Hydrogen is the only energy carrier which can cater to the rising power demands across the world without compromising with the environmental impact. Its high efficiency to generate power comes in conjunction with fuel cells that can produce a desired output with absolutely no carbon emissions. However, the hydrogen fed to fuel cells must be of high purity to ensure stable performance of Pt-based catalysts of fuel cell anode. Therefore, production of hydrogen with high purity is considered crucial. In the current work, hydrogen generation is targeted with methanol steam reforming using synthesized Cu-based catalysts. To achieve high hydrogen purity, Pd-based dense supported membranes were employed after their synthesis, characterization and testing. The target of this work is to suitably integrate the catalysts with the membranes in one single unit. Such integration will cause continuous permeation of hydrogen through a H
2 selective Pd membrane. Disturbed reaction equilibrium will therefore cause an increase in the forward reaction rate according to Le Chatelier’s rule and hence improve methanol conversion. This system of simultaneous generation and separation of hydrogen in one single unit is termed as a membrane reformer (MR). Catalyst placing relative to the membrane determines the reaction residence time in a membrane reformer and thereby plays a key role. Further, this factor is inter-related with reaction kinetics, hydrogen mass transfer rate from reaction zone to membrane, and lastly membrane permeation flux and perm-selectivity. In order to observe the effect of these parameters on total system performance, the membrane reformer study was paralleled between a packed bed and a fluidized bed MR. Packed bed consists of a catalyst bed (~bed ht. 2 cm) in the shell of the reactor with membrane in its lumen separated by a distance of approximately 15 cm. In contrast to that, fluidized bed gives the advantage of catalyst being fluidized in the same shell that brings it in close contact with the membrane.
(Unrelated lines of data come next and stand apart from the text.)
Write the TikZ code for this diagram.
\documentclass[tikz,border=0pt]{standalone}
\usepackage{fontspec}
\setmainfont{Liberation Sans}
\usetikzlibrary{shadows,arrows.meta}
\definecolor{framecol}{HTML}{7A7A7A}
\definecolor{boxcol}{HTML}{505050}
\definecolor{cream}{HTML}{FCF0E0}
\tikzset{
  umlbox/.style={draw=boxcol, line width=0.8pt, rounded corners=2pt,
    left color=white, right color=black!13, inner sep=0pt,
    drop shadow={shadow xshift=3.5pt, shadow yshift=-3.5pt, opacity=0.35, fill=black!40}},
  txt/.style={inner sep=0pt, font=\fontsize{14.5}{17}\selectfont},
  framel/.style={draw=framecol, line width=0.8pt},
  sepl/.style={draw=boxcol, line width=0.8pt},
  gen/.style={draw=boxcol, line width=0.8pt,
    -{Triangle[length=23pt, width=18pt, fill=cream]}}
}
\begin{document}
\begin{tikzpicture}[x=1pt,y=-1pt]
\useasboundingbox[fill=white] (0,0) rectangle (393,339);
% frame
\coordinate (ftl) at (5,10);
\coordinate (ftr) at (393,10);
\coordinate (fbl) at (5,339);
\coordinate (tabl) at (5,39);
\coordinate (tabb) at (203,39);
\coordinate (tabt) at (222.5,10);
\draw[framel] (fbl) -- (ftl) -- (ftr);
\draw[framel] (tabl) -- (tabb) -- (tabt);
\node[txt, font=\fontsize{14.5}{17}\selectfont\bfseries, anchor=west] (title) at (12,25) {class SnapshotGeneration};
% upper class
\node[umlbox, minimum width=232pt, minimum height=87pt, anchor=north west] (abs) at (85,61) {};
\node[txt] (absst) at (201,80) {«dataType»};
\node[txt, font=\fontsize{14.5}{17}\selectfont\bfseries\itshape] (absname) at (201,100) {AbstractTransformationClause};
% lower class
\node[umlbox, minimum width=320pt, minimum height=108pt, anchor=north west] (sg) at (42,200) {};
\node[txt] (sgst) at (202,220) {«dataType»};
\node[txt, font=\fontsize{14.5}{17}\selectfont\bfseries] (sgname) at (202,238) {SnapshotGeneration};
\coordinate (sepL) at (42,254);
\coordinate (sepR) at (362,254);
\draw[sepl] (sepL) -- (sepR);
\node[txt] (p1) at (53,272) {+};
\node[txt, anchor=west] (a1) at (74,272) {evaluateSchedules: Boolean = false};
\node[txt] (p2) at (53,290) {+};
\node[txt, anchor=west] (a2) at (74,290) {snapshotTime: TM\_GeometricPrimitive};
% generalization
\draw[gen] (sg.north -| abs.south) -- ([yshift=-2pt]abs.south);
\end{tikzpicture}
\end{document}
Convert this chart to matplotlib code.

The current study would determine performance of packed bed MR with varying catalyst positions and parameters such as temperature, flow rate and weight hour space velocity (WHSV). Based on these operating conditions, fluidization regime was characterized by u/umf in the range of 1.4–3.6 (where umf corresponds to the minimum fluidization velocity). All testing was performed in an in-house designed test rig. Dense Pd-based membranes were prepared using modified electroless deposition approach on porous SS (PSS) with yttria stabilized zirconia (YSZ) as the intermediate layer. YSZ minimizes the inter-metallic diffusion between Pd and SS. Further, catalysts with varying bi-metallic compositions were synthesized by incipient wetness impregnation. Optimization of standalone membrane as well as catalyst performance was performed prior to the integration.
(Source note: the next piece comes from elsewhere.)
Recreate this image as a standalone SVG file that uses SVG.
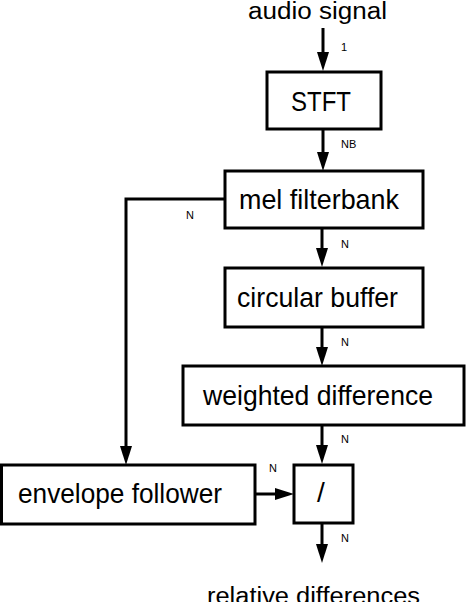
<svg xmlns="http://www.w3.org/2000/svg" width="466" height="602" viewBox="0 0 466 602">
<style>
.box{fill:#fff;stroke:#000;stroke-width:3}
.big{font-family:"Liberation Sans",Arial,sans-serif;font-size:28px;fill:#000}
.io{font-family:"Liberation Sans",Arial,sans-serif;font-size:23px;fill:#000}
.lbl{font-family:"Liberation Sans",Arial,sans-serif;font-size:11px;fill:#000}
.wire{fill:none;stroke:#000;stroke-width:3}
</style>
<defs>
<marker id="arr" markerUnits="userSpaceOnUse" markerWidth="20" markerHeight="13" refX="0" refY="6" orient="auto">
<path d="M0,0 L19,6 L0,12 Z" fill="#000"/>
</marker>
</defs>
<rect width="466" height="602" fill="#fff"/>
<g id="connectors">
<line class="wire" x1="323" y1="28" x2="323" y2="52" marker-end="url(#arr)"/>
<line class="wire" x1="323" y1="129" x2="323" y2="152" marker-end="url(#arr)"/>
<line class="wire" x1="322" y1="228" x2="322" y2="248" marker-end="url(#arr)"/>
<line class="wire" x1="322" y1="327" x2="322" y2="347" marker-end="url(#arr)"/>
<line class="wire" x1="322" y1="425" x2="322" y2="445" marker-end="url(#arr)"/>
<path class="wire" d="M225,199 H126 V446" marker-end="url(#arr)"/>
<line class="wire" x1="255" y1="494" x2="275" y2="494" marker-end="url(#arr)"/>
<line class="wire" x1="322" y1="523" x2="322" y2="544" marker-end="url(#arr)"/>
<text class="lbl" x="341" y="51">1</text>
<text class="lbl" x="341" y="148">NB</text>
<text class="lbl" x="186" y="219">N</text>
<text class="lbl" x="341" y="248">N</text>
<text class="lbl" x="341" y="346">N</text>
<text class="lbl" x="341" y="443">N</text>
<text class="lbl" x="269" y="472">N</text>
<text class="lbl" x="341" y="542">N</text>
</g>
<g id="input"><text class="io" x="248" y="19" textLength="139" lengthAdjust="spacingAndGlyphs">audio signal</text></g>
<g id="stft"><rect class="box" x="267" y="72" width="114" height="57"/><text class="big" x="291" y="111" textLength="60" lengthAdjust="spacingAndGlyphs">STFT</text></g>
<g id="mel"><rect class="box" x="225" y="171" width="198" height="57"/><text class="big" x="239" y="209" textLength="160" lengthAdjust="spacingAndGlyphs">mel filterbank</text></g>
<g id="buffer"><rect class="box" x="225" y="268" width="198" height="59"/><text class="big" x="237" y="307" textLength="161" lengthAdjust="spacingAndGlyphs">circular buffer</text></g>
<g id="wdiff"><rect class="box" x="183" y="366" width="281" height="59"/><text class="big" x="203" y="405" textLength="230" lengthAdjust="spacingAndGlyphs">weighted difference</text></g>
<g id="div"><rect class="box" x="294" y="465" width="59" height="58"/><text class="big" x="317" y="502">/</text></g>
<g id="env"><rect class="box" x="1.5" y="465" width="253.5" height="59"/><text class="big" x="18" y="503" textLength="204" lengthAdjust="spacingAndGlyphs">envelope follower</text></g>
<g id="output"><text class="io" x="207" y="604" textLength="213" lengthAdjust="spacingAndGlyphs">relative differences</text></g>
</svg>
Once integrated, the packed bed membrane reformer (MR) showed >95% methanol conversion and 45% H2 recovery at 723 K and 3 bar. Further, a comparison of packed bed MR was made with a fluidized bed MR. It was observed that with increasing u/umf greater contact between the catalyst and the membrane enhances the hydrogen yield and thereby leads to better separation in comparison to packed bed. Moreover, a complete description of these results will be elaborated in terms of effectiveness factor, reaction kinetics and hydrogen permeation flux through the membrane.